Zahra Scherezade Salman Zia
Giuseppe Arcimboldo’s Four Seasons
This series reflects the Renaissance fascination with nature, science, and humanism. Born in Milan in 1526, Arcimboldo served as a court painter for the Habsburgs, creating portraits made entirely of fruits, vegetables, and flowers. These works weren’t just whimsical—they symbolized the deep connection between humans and the natural world, aligning with the era’s growing interest in botany and anatomy. Each season in the series is represented through seasonal plants, portraying the cycle of life. For example, Spring features blooming flowers, while Winter uses bare branches and bark, echoing themes of growth and decay. His clever, lifelike compositions were puzzles for the elite, full of symbolism and hidden meanings. Arcimboldo’s detailed, imaginative designs appealed to the intellectual tastes of the Habsburg court. Though playful, his work explored powerful ideas like transformation, impermanence, and nature’s role in human life—concepts that remain relevant and continue to inspire artists today.
Reimagined Work
If I were to reimagine Arcimboldo’s Four Seasons, I’d choose Winter (1563), I’d transform it into a sculptural installation using real dried plant materials—bark, moss, branches—shaped into a face emerging from a tangled mass.
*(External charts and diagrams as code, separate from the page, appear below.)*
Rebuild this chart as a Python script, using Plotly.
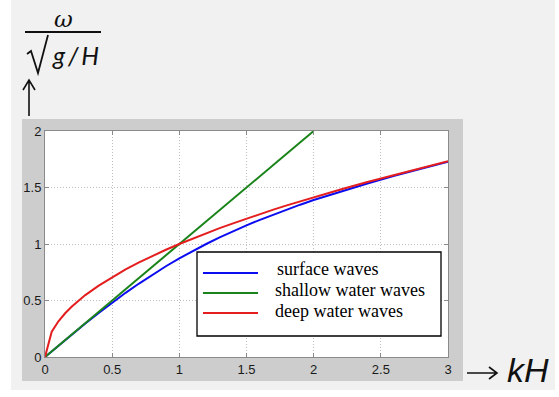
import plotly.graph_objects as go

# ---- data ----
kh = [0, 0.05, 0.1, 0.15, 0.2, 0.3, 0.4, 0.5, 0.6, 0.7, 0.8, 0.9, 1.0,
      1.1, 1.2, 1.3, 1.4, 1.5, 1.6, 1.7, 1.8, 1.9, 2.0, 2.2, 2.4, 2.6, 2.8, 3.0]
surface = [0, 0.050, 0.100, 0.149, 0.199, 0.296, 0.390, 0.481, 0.568, 0.650,
           0.729, 0.803, 0.873, 0.938, 1.000, 1.058, 1.113, 1.165, 1.214,
           1.261, 1.305, 1.348, 1.389, 1.465, 1.536, 1.604, 1.667, 1.728]
deep = [0, 0.224, 0.316, 0.387, 0.447, 0.548, 0.632, 0.707, 0.775, 0.837,
        0.894, 0.949, 1.000, 1.049, 1.095, 1.140, 1.183, 1.225, 1.265,
        1.304, 1.342, 1.378, 1.414, 1.483, 1.549, 1.612, 1.673, 1.732]
shallow_kh = [0, 2.0]
shallow = [0, 2.0]

series_names = ["surface waves", "shallow water waves", "deep water waves"]
series_colors = ["#0c0cf0", "#1a841a", "#e41e1e"]
x_ticks = [0, 0.5, 1, 1.5, 2, 2.5, 3]
x_tick_text = ["0", "0.5", "1", "1.5", "2", "2.5", "3"]
y_ticks = [0, 0.5, 1, 1.5, 2]
y_tick_text = ["0", "0.5", "1", "1.5", "2"]

# ---- layout geometry (pixels) ----
W, H = 559, 397
ML, MR, MT, MB = 45, 111, 131, 40
PW, PH = W - ML - MR, H - MT - MB


def px(x):
    return (x - ML) / PW


def py(y):
    return 1 - (y - MT) / PH


fig = go.Figure()
fig.add_trace(go.Scatter(x=kh, y=surface, mode="lines", name=series_names[0],
                         line=dict(color=series_colors[0], width=2)))
fig.add_trace(go.Scatter(x=shallow_kh, y=shallow, mode="lines", name=series_names[1],
                         line=dict(color=series_colors[1], width=2)))
fig.add_trace(go.Scatter(x=kh, y=deep, mode="lines", name=series_names[2],
                         line=dict(color=series_colors[2], width=2)))

shapes = []
# backgrounds
shapes.append(dict(type="rect", xref="paper", yref="paper", layer="below",
                   x0=px(11), x1=px(555), y0=py(0), y1=py(390),
                   fillcolor="#f1f1f1", line=dict(width=0)))
shapes.append(dict(type="rect", xref="paper", yref="paper", layer="below",
                   x0=px(22), x1=px(463), y0=py(119), y1=py(381),
                   fillcolor="#cdcdcd", line=dict(width=0)))
shapes.append(dict(type="rect", xref="paper", yref="paper", layer="below",
                   x0=0, x1=1, y0=0, y1=1,
                   fillcolor="#ffffff", line=dict(width=0)))

# legend box
shapes.append(dict(type="rect", xref="paper", yref="paper",
                   x0=px(197), x1=px(441), y0=py(252), y1=py(336),
                   fillcolor="#ffffff", line=dict(color="#000000", width=1.3)))
leg_line_y = [273, 293, 313]
leg_text_y = [269, 290, 311]
leg_text_x = [275, 273, 273]
annotations = []
for i in range(3):
    shapes.append(dict(type="line", xref="paper", yref="paper",
                       x0=px(203), x1=px(258), y0=py(leg_line_y[i]), y1=py(leg_line_y[i]),
                       line=dict(color=series_colors[i], width=2.2)))
    annotations.append(dict(xref="paper", yref="paper", x=px(leg_text_x[i]), y=py(leg_text_y[i]),
                            xanchor="left", yanchor="middle", showarrow=False,
                            text=series_names[i],
                            font=dict(family="Liberation Serif", size=18, color="#000000")))

# y label: omega / sqrt(g/H)
annotations.append(dict(xref="paper", yref="paper", x=px(63), y=py(19),
                        xanchor="center", yanchor="middle", showarrow=False,
                        text="<i>ω</i>",
                        font=dict(family="DejaVu Serif", size=23, color="#111111")))
shapes.append(dict(type="line", xref="paper", yref="paper",
                   x0=px(25), x1=px(101), y0=py(32), y1=py(32),
                   line=dict(color="#111111", width=2)))
shapes.append(dict(type="path", xref="paper", yref="paper",
                   path="M {} {} L {} {} L {} {} L {} {}".format(
                       px(27), py(54), px(31), py(51), px(38), py(73), px(48), py(35)),
                   line=dict(color="#111111", width=1.8)))
annotations.append(dict(xref="paper", yref="paper", x=px(50), y=py(55),
                        xanchor="left", yanchor="middle", showarrow=False,
                        text="<i>g\u2009/\u2009H</i>",
                        font=dict(family="Lato", size=25, color="#111111")))
# up arrow
shapes.append(dict(type="path", xref="paper", yref="paper",
                   path="M {} {} L {} {} M {} {} L {} {} L {} {}".format(
                       px(29), py(116), px(29), py(80),
                       px(23), py(90), px(29), py(80), px(35), py(90)),
                   line=dict(color="#111111", width=1.6)))
# right arrow and kH
shapes.append(dict(type="path", xref="paper", yref="paper",
                   path="M {} {} L {} {} M {} {} L {} {} L {} {}".format(
                       px(467), py(373), px(497), py(373),
                       px(489), py(367), px(497), py(373), px(489), py(379)),
                   line=dict(color="#111111", width=1.6)))
annotations.append(dict(xref="paper", yref="paper", x=px(505), y=py(370),
                        xanchor="left", yanchor="middle", showarrow=False,
                        text="<i>kH</i>",
                        font=dict(family="Liberation Sans", size=34, color="#111111")))

axis_common = dict(showgrid=True, gridcolor="#bdbdbd", griddash="1px,2px", gridwidth=1,
                   zeroline=False, showline=True, linecolor="#8a8a8a", linewidth=1,
                   mirror="ticks", ticks="inside", ticklen=4, tickcolor="#8a8a8a",
                   tickfont=dict(family="Liberation Sans", size=13, color="#1a1a1a"))

fig.update_layout(
    width=W, height=H,
    margin=dict(l=ML, r=MR, t=MT, b=MB, pad=0),
    paper_bgcolor="#ffffff", plot_bgcolor="#ffffff",
    showlegend=False,
    xaxis=dict(range=[0, 3], tickvals=x_ticks, ticktext=x_tick_text, **axis_common),
    yaxis=dict(range=[0, 2], tickvals=y_ticks, ticktext=y_tick_text, **axis_common),
    shapes=shapes,
    annotations=annotations,
)

fig.write_html("out.html",
               config={"displayModeBar": False},
               post_script="document.body.style.margin='0';document.body.style.overflow='hidden';")
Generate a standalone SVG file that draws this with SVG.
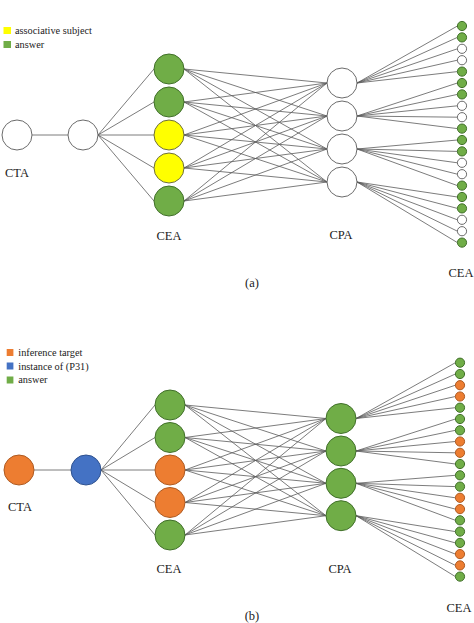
<svg xmlns="http://www.w3.org/2000/svg" width="474" height="623" viewBox="0 0 474 623">
<style>
.e{stroke:#5a5a5a;stroke-width:0.8;fill:none}
.n{stroke-width:1}
.w{fill:#ffffff;stroke:#6b6b6b}
.g{fill:#70AD47;stroke:#41702A}
.y{fill:#FFFF00;stroke:#6e6e40}
.o{fill:#ED7D31;stroke:#AE5A21}
.b{fill:#4472C4;stroke:#2F528F}
text{font-family:"Liberation Serif","Times New Roman",serif;fill:#222}
.lbl{font-size:12.5px;text-anchor:middle}
.leg{font-size:10.3px}
</style>
<rect width="474" height="623" fill="#ffffff"/>

<g id="connectors">
<!-- panel a -->
<line class="e" x1="32" y1="135" x2="68" y2="135"/>
<line class="e" x1="98" y1="135" x2="154" y2="69"/>
<line class="e" x1="98" y1="135" x2="154" y2="102"/>
<line class="e" x1="98" y1="135" x2="154" y2="135"/>
<line class="e" x1="98" y1="135" x2="154" y2="168"/>
<line class="e" x1="98" y1="135" x2="154" y2="201"/>
<line class="e" x1="184" y1="69" x2="327" y2="83"/>
<line class="e" x1="184" y1="69" x2="327" y2="116"/>
<line class="e" x1="184" y1="69" x2="327" y2="149"/>
<line class="e" x1="184" y1="69" x2="327" y2="182"/>
<line class="e" x1="184" y1="102" x2="327" y2="83"/>
<line class="e" x1="184" y1="102" x2="327" y2="116"/>
<line class="e" x1="184" y1="102" x2="327" y2="149"/>
<line class="e" x1="184" y1="102" x2="327" y2="182"/>
<line class="e" x1="184" y1="135" x2="327" y2="83"/>
<line class="e" x1="184" y1="135" x2="327" y2="116"/>
<line class="e" x1="184" y1="135" x2="327" y2="149"/>
<line class="e" x1="184" y1="135" x2="327" y2="182"/>
<line class="e" x1="184" y1="168" x2="327" y2="83"/>
<line class="e" x1="184" y1="168" x2="327" y2="116"/>
<line class="e" x1="184" y1="168" x2="327" y2="149"/>
<line class="e" x1="184" y1="168" x2="327" y2="182"/>
<line class="e" x1="184" y1="201" x2="327" y2="83"/>
<line class="e" x1="184" y1="201" x2="327" y2="116"/>
<line class="e" x1="184" y1="201" x2="327" y2="149"/>
<line class="e" x1="184" y1="201" x2="327" y2="182"/>
<line class="e" x1="357" y1="83" x2="457.4" y2="26"/>
<line class="e" x1="357" y1="83" x2="457.4" y2="37.4"/>
<line class="e" x1="357" y1="83" x2="457.4" y2="48.8"/>
<line class="e" x1="357" y1="83" x2="457.4" y2="60.2"/>
<line class="e" x1="357" y1="83" x2="457.4" y2="71.6"/>
<line class="e" x1="357" y1="116" x2="457.4" y2="83"/>
<line class="e" x1="357" y1="116" x2="457.4" y2="94.4"/>
<line class="e" x1="357" y1="116" x2="457.4" y2="105.8"/>
<line class="e" x1="357" y1="116" x2="457.4" y2="117.2"/>
<line class="e" x1="357" y1="116" x2="457.4" y2="128.6"/>
<line class="e" x1="357" y1="149" x2="457.4" y2="140"/>
<line class="e" x1="357" y1="149" x2="457.4" y2="151.4"/>
<line class="e" x1="357" y1="149" x2="457.4" y2="162.8"/>
<line class="e" x1="357" y1="149" x2="457.4" y2="174.2"/>
<line class="e" x1="357" y1="149" x2="457.4" y2="185.6"/>
<line class="e" x1="357" y1="182" x2="457.4" y2="197"/>
<line class="e" x1="357" y1="182" x2="457.4" y2="208.4"/>
<line class="e" x1="357" y1="182" x2="457.4" y2="219.8"/>
<line class="e" x1="357" y1="182" x2="457.4" y2="231.2"/>
<line class="e" x1="357" y1="182" x2="457.4" y2="242.6"/>
<!-- panel b -->
<line class="e" x1="34" y1="470" x2="71" y2="470"/>
<line class="e" x1="101" y1="470" x2="155" y2="405"/>
<line class="e" x1="101" y1="470" x2="155" y2="437.5"/>
<line class="e" x1="101" y1="470" x2="155" y2="470"/>
<line class="e" x1="101" y1="470" x2="155" y2="502.5"/>
<line class="e" x1="101" y1="470" x2="155" y2="535"/>
<line class="e" x1="185" y1="405" x2="326" y2="418.5"/>
<line class="e" x1="185" y1="405" x2="326" y2="451"/>
<line class="e" x1="185" y1="405" x2="326" y2="483.3"/>
<line class="e" x1="185" y1="405" x2="326" y2="515.7"/>
<line class="e" x1="185" y1="437.5" x2="326" y2="418.5"/>
<line class="e" x1="185" y1="437.5" x2="326" y2="451"/>
<line class="e" x1="185" y1="437.5" x2="326" y2="483.3"/>
<line class="e" x1="185" y1="437.5" x2="326" y2="515.7"/>
<line class="e" x1="185" y1="470" x2="326" y2="418.5"/>
<line class="e" x1="185" y1="470" x2="326" y2="451"/>
<line class="e" x1="185" y1="470" x2="326" y2="483.3"/>
<line class="e" x1="185" y1="470" x2="326" y2="515.7"/>
<line class="e" x1="185" y1="502.5" x2="326" y2="418.5"/>
<line class="e" x1="185" y1="502.5" x2="326" y2="451"/>
<line class="e" x1="185" y1="502.5" x2="326" y2="483.3"/>
<line class="e" x1="185" y1="502.5" x2="326" y2="515.7"/>
<line class="e" x1="185" y1="535" x2="326" y2="418.5"/>
<line class="e" x1="185" y1="535" x2="326" y2="451"/>
<line class="e" x1="185" y1="535" x2="326" y2="483.3"/>
<line class="e" x1="185" y1="535" x2="326" y2="515.7"/>
<line class="e" x1="356" y1="418.5" x2="455.4" y2="362.7"/>
<line class="e" x1="356" y1="418.5" x2="455.4" y2="374"/>
<line class="e" x1="356" y1="418.5" x2="455.4" y2="385.2"/>
<line class="e" x1="356" y1="418.5" x2="455.4" y2="396.5"/>
<line class="e" x1="356" y1="418.5" x2="455.4" y2="407.7"/>
<line class="e" x1="356" y1="451" x2="455.4" y2="419"/>
<line class="e" x1="356" y1="451" x2="455.4" y2="430.3"/>
<line class="e" x1="356" y1="451" x2="455.4" y2="441.5"/>
<line class="e" x1="356" y1="451" x2="455.4" y2="452.8"/>
<line class="e" x1="356" y1="451" x2="455.4" y2="464"/>
<line class="e" x1="356" y1="483.3" x2="455.4" y2="475.3"/>
<line class="e" x1="356" y1="483.3" x2="455.4" y2="486.6"/>
<line class="e" x1="356" y1="483.3" x2="455.4" y2="497.8"/>
<line class="e" x1="356" y1="483.3" x2="455.4" y2="509.1"/>
<line class="e" x1="356" y1="483.3" x2="455.4" y2="520.3"/>
<line class="e" x1="356" y1="515.7" x2="455.4" y2="531.6"/>
<line class="e" x1="356" y1="515.7" x2="455.4" y2="542.9"/>
<line class="e" x1="356" y1="515.7" x2="455.4" y2="554.1"/>
<line class="e" x1="356" y1="515.7" x2="455.4" y2="565.4"/>
<line class="e" x1="356" y1="515.7" x2="455.4" y2="576.6"/>
</g>

<g id="legend-a">
<rect x="3.5" y="27" width="7.5" height="7" fill="#FFFF00"/>
<text class="leg" x="15" y="33.8">associative subject</text>
<rect x="3.5" y="41" width="7.5" height="7" fill="#70AD47"/>
<text class="leg" x="15" y="47.5">answer</text>
</g>

<g id="a-cta"><circle class="n w" cx="17" cy="135" r="15"/><text class="lbl" x="17" y="177">CTA</text></g>
<g id="a-n2"><circle class="n w" cx="83" cy="135" r="15"/></g>
<g id="a-cea">
<circle class="n g" cx="169" cy="69" r="15"/>
<circle class="n g" cx="169" cy="102" r="15"/>
<circle class="n y" cx="169" cy="135" r="15"/>
<circle class="n y" cx="169" cy="168" r="15"/>
<circle class="n g" cx="169" cy="201" r="15"/>
<text class="lbl" x="169" y="240">CEA</text>
</g>
<g id="a-cpa">
<circle class="n w" cx="342" cy="83" r="15"/>
<circle class="n w" cx="342" cy="116" r="15"/>
<circle class="n w" cx="342" cy="149" r="15"/>
<circle class="n w" cx="342" cy="182" r="15"/>
<text class="lbl" x="341" y="239">CPA</text>
</g>
<g id="a-cea2">
<circle class="n g" cx="462" cy="26" r="4.6"/>
<circle class="n g" cx="462" cy="37.4" r="4.6"/>
<circle class="n w" cx="462" cy="48.8" r="4.6"/>
<circle class="n w" cx="462" cy="60.2" r="4.6"/>
<circle class="n g" cx="462" cy="71.6" r="4.6"/>
<circle class="n g" cx="462" cy="83" r="4.6"/>
<circle class="n g" cx="462" cy="94.4" r="4.6"/>
<circle class="n w" cx="462" cy="105.8" r="4.6"/>
<circle class="n w" cx="462" cy="117.2" r="4.6"/>
<circle class="n g" cx="462" cy="128.6" r="4.6"/>
<circle class="n g" cx="462" cy="140" r="4.6"/>
<circle class="n g" cx="462" cy="151.4" r="4.6"/>
<circle class="n w" cx="462" cy="162.8" r="4.6"/>
<circle class="n w" cx="462" cy="174.2" r="4.6"/>
<circle class="n g" cx="462" cy="185.6" r="4.6"/>
<circle class="n g" cx="462" cy="197" r="4.6"/>
<circle class="n g" cx="462" cy="208.4" r="4.6"/>
<circle class="n w" cx="462" cy="219.8" r="4.6"/>
<circle class="n w" cx="462" cy="231.2" r="4.6"/>
<circle class="n g" cx="462" cy="242.6" r="4.6"/>
<text class="lbl" x="461" y="277">CEA</text>
</g>
<text class="lbl" x="252" y="287">(a)</text>

<g id="legend-b">
<rect x="6.7" y="349" width="6.7" height="7" fill="#ED7D31"/>
<text class="leg" x="18.3" y="356">inference target</text>
<rect x="6.7" y="362.5" width="6.7" height="7" fill="#4472C4"/>
<text class="leg" x="18.3" y="369.5">instance of (P31)</text>
<rect x="6.7" y="376.5" width="6.7" height="7" fill="#70AD47"/>
<text class="leg" x="18.3" y="383">answer</text>
</g>

<g id="b-cta"><circle class="n o" cx="19" cy="470" r="15"/><text class="lbl" x="20" y="511">CTA</text></g>
<g id="b-n2"><circle class="n b" cx="86" cy="470" r="15"/></g>
<g id="b-cea">
<circle class="n g" cx="170" cy="405" r="15"/>
<circle class="n g" cx="170" cy="437.5" r="15"/>
<circle class="n o" cx="170" cy="470" r="15"/>
<circle class="n o" cx="170" cy="502.5" r="15"/>
<circle class="n g" cx="170" cy="535" r="15"/>
<text class="lbl" x="169" y="573">CEA</text>
</g>
<g id="b-cpa">
<circle class="n g" cx="341" cy="418.5" r="15"/>
<circle class="n g" cx="341" cy="451" r="15"/>
<circle class="n g" cx="341" cy="483.3" r="15"/>
<circle class="n g" cx="341" cy="515.7" r="15"/>
<text class="lbl" x="340" y="573">CPA</text>
</g>
<g id="b-cea2">
<circle class="n g" cx="460" cy="362.7" r="4.6"/>
<circle class="n g" cx="460" cy="374" r="4.6"/>
<circle class="n o" cx="460" cy="385.2" r="4.6"/>
<circle class="n o" cx="460" cy="396.5" r="4.6"/>
<circle class="n g" cx="460" cy="407.7" r="4.6"/>
<circle class="n g" cx="460" cy="419" r="4.6"/>
<circle class="n g" cx="460" cy="430.3" r="4.6"/>
<circle class="n o" cx="460" cy="441.5" r="4.6"/>
<circle class="n o" cx="460" cy="452.8" r="4.6"/>
<circle class="n g" cx="460" cy="464" r="4.6"/>
<circle class="n g" cx="460" cy="475.3" r="4.6"/>
<circle class="n g" cx="460" cy="486.6" r="4.6"/>
<circle class="n o" cx="460" cy="497.8" r="4.6"/>
<circle class="n o" cx="460" cy="509.1" r="4.6"/>
<circle class="n g" cx="460" cy="520.3" r="4.6"/>
<circle class="n g" cx="460" cy="531.6" r="4.6"/>
<circle class="n g" cx="460" cy="542.9" r="4.6"/>
<circle class="n o" cx="460" cy="554.1" r="4.6"/>
<circle class="n o" cx="460" cy="565.4" r="4.6"/>
<circle class="n g" cx="460" cy="576.6" r="4.6"/>
<text class="lbl" x="459" y="612">CEA</text>
</g>
<text class="lbl" x="252" y="620">(b)</text>
</svg>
Resin ice droplets would hang from the branches, catching light like frozen dew, while soft, shifting lights would cast shadows to make the figure feel alive. Unlike the original static portrait, this piece would be immersive and walkable, letting viewers engage from all sides. To add a personal layer, parts of the bark would peel back to reveal delicate floral imprints—hinting at life hidden beneath the surface. Winter fruits like pomegranates, persimmons, and berries would be integrated into the sculpture. Their rich reds and oranges would contrast with the brittle bark, some split open or crystallized, symbolizing both decay and renewal. For me, winter isn’t just an end—it’s a quiet in-between, where something is always waiting to bloom.


Zikriya Tariq
Jo Ann Callis’s Cheap Thrills
This series of work explores the themes of desire, sensuality, and the erotic within the mundane. Featuring staged photographs of store-bought desserts like cream puffs and doughnuts, the series transforms them into suggestive, anthropomorphic forms through rich textures, plush backdrops, and strategic lighting. Callis deliberately pairs ordinary sweets with luxurious materials, creating visual tension that blurs the line between edibility and eroticism. This reflects her broader interest in domesticity, intimacy, and the subconscious. The series challenges traditional ideas of sexuality and domestic life, encouraging viewers to reconsider everyday sensuality and societal taboos. Aimed at audiences interested in provocative contemporary art, Cheap Thrills invites introspection into the intersections of food, desire, and the body.
Reimagined Work
Jo Ann Callis’s Cheap Thrills blends food with surreal, unsettling imagery to explore desire, pleasure, and control. Reimagined today, the series could reflect growing concerns about sugar consumption and its health impacts, especially diabetes. A modern Cheap Thrills might feature desserts paired with insulin syringes or sugar cubes melting into warning labels—highlighting the contrast between indulgence and consequence. The visuals could be more chaotic, showing sweets alongside blood sugar monitors and test kits to emphasize the tension between pleasure and health. Themes of food advertising and societal contradictions would also be key, with desserts styled like medication to show how marketing both tempts and cautions us. Digital tools, augmented reality, or interactive elements could reflect sugar’s effect on perception and the body over time. While updated for today’s context, this version would retain the surreal humor and discomfort of Callis’s original work, asking deeper questions about how our relationship with sugar, pleasure, and health has evolved.